Kebijakan itu tertuang dalam Peraturan Menteri Keuangan Nomor 3 Tahun 2021 tentang Penghitungan dan Pemungutan Pajak Pertambahan Nilai Serta Pajak Penghasilan Atas Penyerahan Penghasilan Sehubungan dengan Penjualan Pulsa, Kartu Perdana, Token, dan Voucer.

"Bahwa kegiatan pemungutan Pajak Pertambahan Nilai dan Pajak Penghasilan atas pulsa, kartu perdana, token, dan voucher, perlu mendapat kepastian hukum. Untuk menyederhanakan administrasi dan mekanisme pemungutan pajak pertambahan nilai atas penyerahan pulsa oleh penyelenggara distribusi pulsa," tulis aturan tersebut.

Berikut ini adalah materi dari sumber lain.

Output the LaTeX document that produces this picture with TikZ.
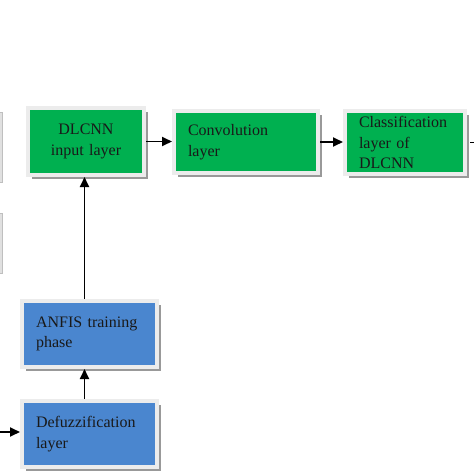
\documentclass[tikz,border=0pt]{standalone}
\usepackage{fontspec}
\setmainfont{Liberation Serif}
\usetikzlibrary{arrows.meta,shadows}
\definecolor{layergreen}{RGB}{0,176,80}
\definecolor{layerblue}{RGB}{74,134,207}
\definecolor{layerframe}{RGB}{236,236,236}
\tikzset{
	layerbox/.style={rectangle, draw=layerframe, line width=4pt, inner xsep=14pt, inner ysep=2pt, align=left, text=black!90, font=\fontsize{16}{20.5}\selectfont, drop shadow={shadow xshift=4pt, shadow yshift=-4pt, fill=black!40, opacity=1}},
	greenbox/.style={layerbox, fill=layergreen},
	bluebox/.style={layerbox, fill=layerblue},
	flow/.style={line width=1.8pt, -{Triangle[length=10pt,width=9pt]}}
}

\begin{document}
\begin{tikzpicture}[x=1pt, y=-1pt]
			%%%%% START %%%%%
			
			\clip (0, 0) rectangle (474, 474);
			
			\draw[fill=black!12, draw=black!25] (-20, 112) rectangle (2, 182);
			\draw[fill=black!12, draw=black!25] (-20, 213) rectangle (2, 273);
			
			\node[greenbox, text width=88pt, align=center, minimum height=67pt] (dlcnn) at (86, 141.5) {DLCNN\\input layer};
			\node[greenbox, text width=116pt, minimum height=62pt] (conv) at (246, 142) {Convolution\\layer};
			\node[greenbox, text width=92pt, minimum height=63pt] (classif) at (405, 142.5) {Classification\\layer of\\DLCNN};
			
			\node[bluebox, text width=107pt, minimum height=66pt] (anfis) at (89.5, 334) {ANFIS training\\phase};
			\node[bluebox, text width=107pt, minimum height=66pt] (defuzz) at (89.5, 434) {Defuzzification\\layer};
			
			\coordinate (entry) at (0, 432);
			\coordinate (exit) at (480, 142.5);
			
			\draw[flow] (dlcnn.east) -- (dlcnn.east -| conv.west);
			\draw[flow] (conv.east) -- (conv.east -| classif.west);
			\draw[line width=1.8pt] ([xshift=3pt]classif.east) -- (exit);
			
			\draw[flow] (entry) -- (entry -| defuzz.west);
			\draw[flow] ([xshift=-5pt]defuzz.north) -- ([xshift=-5pt]anfis.south);
			\draw[flow] ([xshift=-5pt]anfis.north) -- ([xshift=-5pt]anfis.north |- dlcnn.south);
			
			%%%%% END %%%%%
\end{tikzpicture}
\end{document}
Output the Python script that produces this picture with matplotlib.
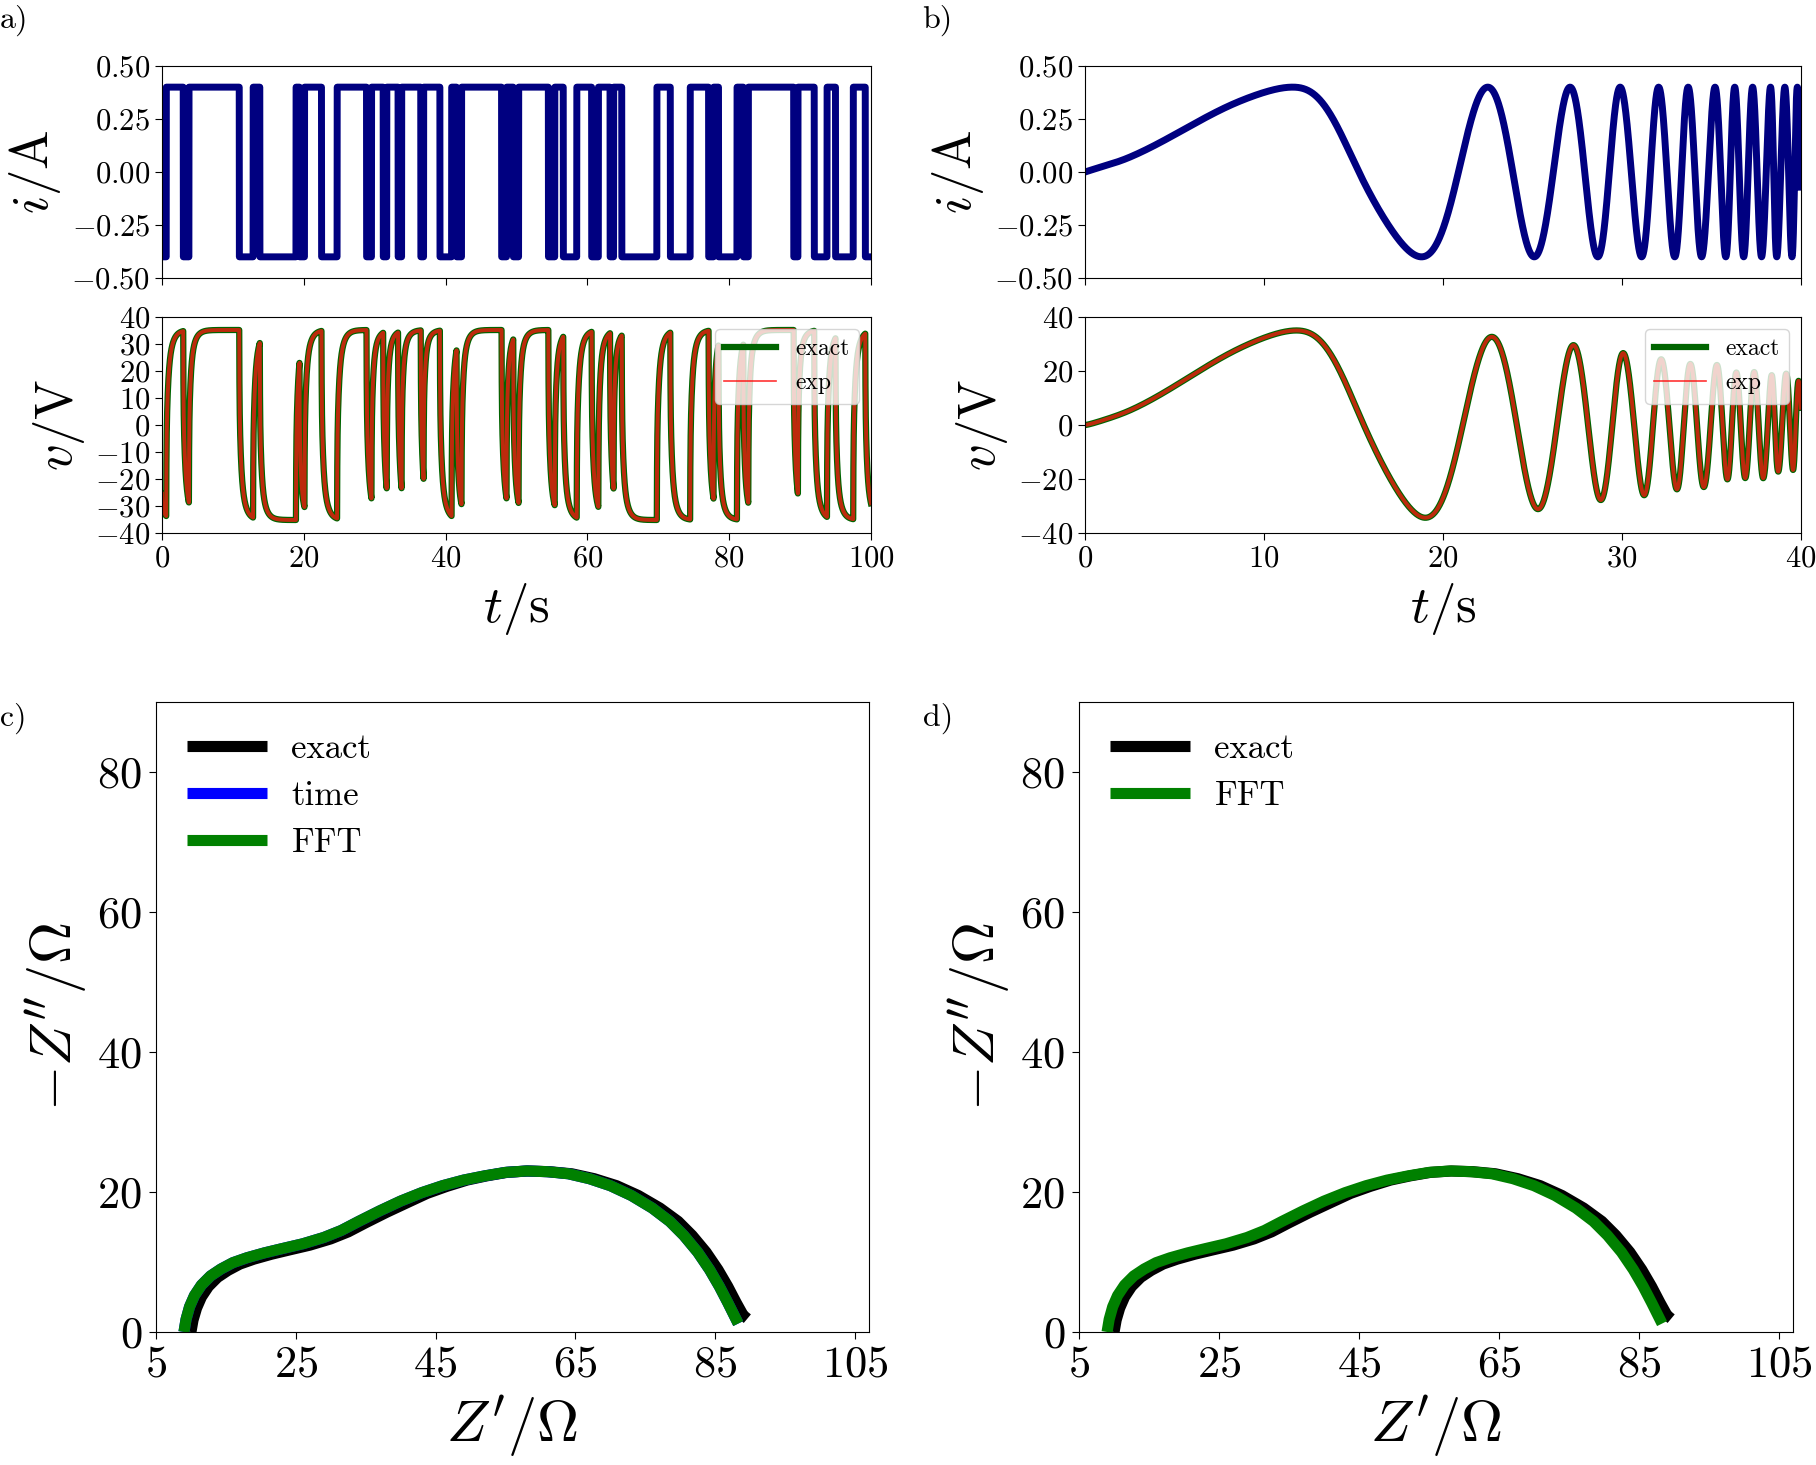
import numpy as np
import matplotlib.pyplot as plt
from matplotlib.lines import Line2D

plt.rcParams['font.family'] = 'serif'
plt.rcParams['font.serif'] = ['cmr10']
plt.rcParams['mathtext.fontset'] = 'cm'
plt.rcParams['axes.formatter.use_mathtext'] = True
plt.rcParams['axes.unicode_minus'] = True

# ---- data ----
# PRBS current: switching instants (s), signal starts at the low level
prbs_switch = [0.6, 3.0, 3.8, 10.9, 12.85, 13.8, 18.9, 19.4, 20.1, 22.5,
               24.7, 28.85, 29.55, 31.2, 31.7, 33.3, 33.8, 36.5, 36.9, 39.2,
               40.85, 41.55, 42.25, 47.9, 48.6, 49.55, 50.3, 54.5, 55.4, 56.6,
               58.5, 60.6, 61.55, 63.2, 63.7, 64.85, 69.8, 71.7, 74.5, 77.1,
               77.8, 78.5, 81.1, 82.0, 82.7, 89.1, 89.7, 92.0, 93.8, 95.0,
               97.5, 99.2]
prbs_amp = 0.4
prbs_end = 100.0

# chirp current: early samples (t, i), first zero crossing,
# then times of successive extrema from the second minimum on
chirp_early_t = [0.0, 2.5, 8.0]
chirp_early_i = [0.0, 0.07, 0.31]
chirp_first_max = 11.6
chirp_first_zero = 15.3
chirp_extrema = [18.8, 22.5, 25.1, 27.1, 28.65, 29.9, 31.1, 32.05, 32.95,
                 33.7, 34.45, 35.2, 35.8, 36.3, 36.8, 37.3, 37.8, 38.3, 38.65,
                 39.1, 39.5, 39.8]
chirp_amp = 0.4
chirp_end = 40.0

# equivalent circuit (ohm, s)
r0 = 7.0
rc_r = [22.0, 30.0, 29.0]
rc_tau = [0.03, 0.2, 0.6]

# Nyquist curves (Z', -Z'')
z_re_fft = [9.0, 9.3, 9.8, 10.5, 11.5, 12.8, 14.3, 16.0, 18.0, 20.5, 23.0, 26.0, 29.0,
            31.5, 34.0, 37.0, 40.0, 43.0, 46.0, 49.0, 52.0, 55.0, 58.0, 61.0, 64.0,
            67.0, 70.0, 73.0, 76.0, 78.5, 80.5, 82.5, 84.2, 85.6, 86.8, 87.8, 88.3]
z_im_fft = [0.0, 1.8, 3.6, 5.2, 6.7, 8.0, 9.0, 9.9, 10.6, 11.3, 11.9, 12.6, 13.5,
            14.5, 15.8, 17.3, 18.7, 19.9, 20.9, 21.7, 22.3, 22.8, 23.0, 22.9, 22.6,
            21.9, 20.9, 19.5, 17.7, 15.8, 13.8, 11.4, 8.9, 6.5, 4.2, 2.2, 1.2]
z_re_time = [9.0, 9.3, 9.8, 10.5, 11.5, 12.8, 14.3, 16.0, 18.0, 20.5, 23.0, 26.0, 29.0,
             31.5, 34.0, 37.0, 40.0, 43.0, 46.0, 49.0, 52.0, 55.0, 58.0, 61.0, 64.0,
             67.0, 70.0, 73.0, 76.0, 78.5, 80.5, 82.5, 84.2, 85.6, 86.8, 87.8, 88.3]
z_im_time = [0.0, 1.8, 3.6, 5.2, 6.7, 8.0, 9.0, 9.9, 10.6, 11.3, 11.9, 12.6, 13.5,
             14.5, 15.8, 17.3, 18.7, 19.9, 20.9, 21.7, 22.3, 22.8, 23.0, 22.9, 22.6,
             21.9, 20.9, 19.5, 17.7, 15.8, 13.8, 11.4, 8.9, 6.5, 4.2, 2.2, 1.2]
z_re_exact = [10.0, 10.3, 10.8, 11.5, 12.5, 13.8, 15.3, 17.0, 19.0, 21.5, 24.0, 27.0, 30.0,
              32.5, 35.0, 38.0, 41.0, 43.8, 46.6, 49.5, 52.3, 55.2, 58.2, 61.3, 64.5,
              67.7, 70.9, 74.0, 77.1, 79.7, 81.7, 83.7, 85.4, 86.8, 88.0, 89.0, 89.6]
z_im_exact = [0.0, 1.7, 3.4, 5.0, 6.5, 7.8, 8.8, 9.7, 10.4, 11.1, 11.7, 12.4, 13.3,
              14.3, 15.6, 17.1, 18.5, 19.8, 20.8, 21.7, 22.3, 22.8, 23.0, 22.9, 22.6,
              21.9, 20.9, 19.5, 17.7, 15.8, 13.8, 11.4, 8.9, 6.5, 4.2, 2.4, 1.9]


def circuit_voltage(t, cur, init=0.0):
    v = r0 * cur
    dt = np.diff(t, prepend=t[0])
    for r, tau in zip(rc_r, rc_tau):
        a = np.exp(-dt / tau)
        x = np.zeros_like(cur)
        x[0] = init * r * cur[0]
        for k in range(1, len(cur)):
            x[k] = a[k] * x[k - 1] + r * cur[k - 1] * (1 - a[k])
        v = v + x
    return v


def hermite(x, xs, ys):
    # monotone cubic through the knots (harmonic-mean slopes)
    xs = np.asarray(xs, float)
    ys = np.asarray(ys, float)
    h = np.diff(xs)
    d = np.diff(ys) / h
    m = np.empty_like(ys)
    m[0], m[-1] = d[0], d[-1]
    m[1:-1] = 2.0 / (1.0 / d[:-1] + 1.0 / d[1:])
    idx = np.clip(np.searchsorted(xs, x, side='right') - 1, 0, len(xs) - 2)
    s = (x - xs[idx]) / h[idx]
    h00 = 2 * s**3 - 3 * s**2 + 1
    h10 = s**3 - 2 * s**2 + s
    h01 = -2 * s**3 + 3 * s**2
    h11 = s**3 - s**2
    return (h00 * ys[idx] + h10 * h[idx] * m[idx]
            + h01 * ys[idx + 1] + h11 * h[idx] * m[idx + 1])


# PRBS signal
t_a = np.arange(0, prbs_end + 1e-9, 0.005)
n_sw = np.searchsorted(prbs_switch, t_a, side='right')
i_a = -prbs_amp * (-1.0) ** n_sw
v_a = circuit_voltage(t_a, i_a, init=0.7)

# chirp signal: phase knots from the read samples
knot_t = list(chirp_early_t) + [chirp_first_max, chirp_first_zero] + chirp_extrema + [chirp_end]
knot_ph = [float(np.arcsin(c / chirp_amp)) for c in chirp_early_i]
knot_ph += [np.pi / 2, np.pi]
knot_ph += [1.5 * np.pi + k * np.pi for k in range(len(chirp_extrema))]
knot_ph.append(knot_ph[-1] + 1.75)
t_b = np.arange(0, chirp_end + 1e-9, 0.002)
i_b = chirp_amp * np.sin(hermite(t_b, knot_t, knot_ph))
v_b = circuit_voltage(t_b, i_b)

navy = '#000080'
fig = plt.figure(figsize=(18.16, 14.65), dpi=100)

tick_small = 22
tick_big = 32
lab_small = 38
lab_big = 42


def current_ax(rect, t, cur, xmax):
    ax = fig.add_axes(rect)
    ax.plot(t, cur, color=navy, lw=5)
    ax.set_xlim(0, xmax)
    ax.set_ylim(-0.5, 0.5)
    ax.set_yticks([-0.5, -0.25, 0, 0.25, 0.5])
    ax.set_yticklabels(['$-0.50$', '$-0.25$', '$0.00$', '$0.25$', '$0.50$'])
    ax.tick_params(labelsize=tick_small, labelbottom=False, length=5)
    ax.set_ylabel(r'$i/\mathrm{A}$', fontsize=lab_small, labelpad=6)
    return ax


def voltage_ax(rect, t, v, xmax, xticks, yticks):
    ax = fig.add_axes(rect)
    ax.plot(t, v, color='#006400', lw=4.5, label='exact')
    ax.plot(t, v, color='#e0200f', lw=2.8, alpha=0.85, label='exp')
    ax.set_xlim(0, xmax)
    ax.set_ylim(-40, 40)
    ax.set_xticks(xticks)
    ax.set_yticks(yticks)
    ax.tick_params(labelsize=tick_small, length=5)
    ax.set_ylabel(r'$v/\mathrm{V}$', fontsize=lab_small, labelpad=6)
    ax.set_xlabel(r'$t/\mathrm{s}$', fontsize=lab_small, labelpad=6)
    handles = [Line2D([], [], color='#006400', lw=4.5),
               Line2D([], [], color='red', lw=1.2, alpha=0.8)]
    ax.legend(handles, ['exact', 'exp'], loc='upper right', fontsize=17,
              handlelength=2.2, framealpha=0.8)
    return ax


current_ax([0.0892, 0.8102, 0.3904, 0.1448], t_a, i_a, 100)
voltage_ax([0.0892, 0.6362, 0.3904, 0.1474], t_a, v_a, 100,
           [0, 20, 40, 60, 80, 100], list(range(-40, 41, 10)))
current_ax([0.5975, 0.8102, 0.3942, 0.1448], t_b, i_b, 40)
voltage_ax([0.5975, 0.6362, 0.3942, 0.1474], t_b, v_b, 40,
           [0, 10, 20, 30, 40], [-40, -20, 0, 20, 40])


def nyquist_ax(rect, series):
    ax = fig.add_axes(rect)
    for x, y, c, lab in series:
        ax.plot(x, y, color=c, lw=8, label=lab, solid_capstyle='butt')
    ax.set_xlim(5, 107)
    ax.set_ylim(0, 90)
    ax.set_xticks([5, 25, 45, 65, 85, 105])
    ax.set_yticks([0, 20, 40, 60, 80])
    ax.tick_params(labelsize=tick_big, length=5, pad=5)
    ax.set_xlabel(r"$Z'/\Omega$", fontsize=lab_big, labelpad=6)
    ax.set_ylabel(r"$-Z''/\Omega$", fontsize=lab_big, labelpad=6)
    ax.legend(loc='upper left', fontsize=25, frameon=False, handlelength=2.3,
              handletextpad=0.7, labelspacing=0.45)
    return ax


nyquist_ax([0.0859, 0.0908, 0.3926, 0.43],
           [(z_re_exact, z_im_exact, 'black', 'exact'),
            (z_re_time, z_im_time, 'blue', 'time'),
            (z_re_fft, z_im_fft, 'green', 'FFT')])
nyquist_ax([0.5942, 0.0908, 0.3931, 0.43],
           [(z_re_exact, z_im_exact, 'black', 'exact'),
            (z_re_fft, z_im_fft, 'green', 'FFT')])

fig.text(0.0, 0.997, 'a)', fontsize=23, va='top')
fig.text(0.508, 0.997, 'b)', fontsize=23, va='top')
fig.text(0.0, 0.52, 'c)', fontsize=23, va='top')
fig.text(0.508, 0.52, 'd)', fontsize=23, va='top')

fig.savefig('out.png', dpi=100)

Dalam Pasal 13 ayat 1 beleid yang diteken Sri Mulyani pada 22 Januari 2021 lalu, besaran pajak dihitung dengan mengalikan tarif PPn 10 persen dengan dasar pengenaan pajak. Peraturan tersebut berlaku mulai 1 Februari 2021 ini.

Adapun dalam Pasal 13 ayat 2 disebutkan dasar pengenaan pajak adalah harga jual yang besarannya sama dengan nilai pembayaran yang ditagih oleh pengusaha penyelenggara jasa telekomunikasi atau penyelenggara distribusi.

Dalam beleid aturan tersebut, disebutkan bahwa pemungut PPh melakukan pemungutan pajak sebesar 0,5% dari nilai yang ditagih oleh penyelenggara distribusi tingkat kedua dan tingkat selanjutnya. Lalu dari harga jual atas penjualan kepada pelanggan telekomunikasi secara langsung.

Jika wajib pajak (WP) yang dipungut PPh Pasal 22 tidak memiliki Nomor Pokok Wajib Pajak (NPWP), besaran tarif yang dipungut akan lebih tinggi 100% dari tarif yang diberlakukan yaitu 0,5%.

Terlepas dari itu, pungutan pajak tidak berlaku kepada penyelenggara distribusi atau pelanggan yang merupakan wajib pajak bank, atau telah memiliki dan menyerahkan fotokopi surat keterangan PPh berdasarkan PP Nomor 23 Tahun 2018 dan telah terkonfirmasi kebenarannya dalam sistem informasi Direktorat Jenderal Pajak (DJP).

Direktur Penyuluhan, Pelayanan, dan Hubungan Masyarakat, Direktorat Jenderal Pajak Kementerian Keuangan, Hestu Yoga Saksama mengatakan, beleid tak berisi soal ketentuan baru mengenai pemungutan PPN atas pulsa, kartu perdana, token dan voucer.

"Pulsa itu selama ini sudah terutang PPN. Jadi bukan hal yang baru. Jasa telekomunikasi itu kita dapat PPN dari situ besar, loh. Dari Telkomsel, Indosat dan lain-lain. Itu sudah masuk (PPN-nya)," ungkap Hestu.

Menurutnya, aturan tersebut diterbitkan untuk memberikan kemudahan bagi pengusaha kena pajak (PKP) yang menjadi pengecer pulsa. Sebab mereka tak perlu lagi memungut PPN dari konsumen.

"Sekarang ini dengan ada PMK itu, jalur pengenaan PPN-nya itu hanya dibatasi sampai dengan distributor tingkat 2, jadi pengecer tidak tarik PPN dari konsumen," tuturnya.

Distributor tingkat dua tersebut, jelas Yoga, adalah pembeli pulsa dari pedagang besar atau distributor tingkat pertama yang pelanggannya adalah pengecer.

"Jadi ini kan ada banyak jalur nih. Dari perusahaan telekomunikasi yang memproduksi pulsa, kemudian ke distributor utama atau distributor besar misalnya. Berikutnya, baru kemudian ke distributor tingkat dua, pengencer baru sampai ke customer. Selama ini aturan setiap rantai itu harus memungut PPN," tegasnya.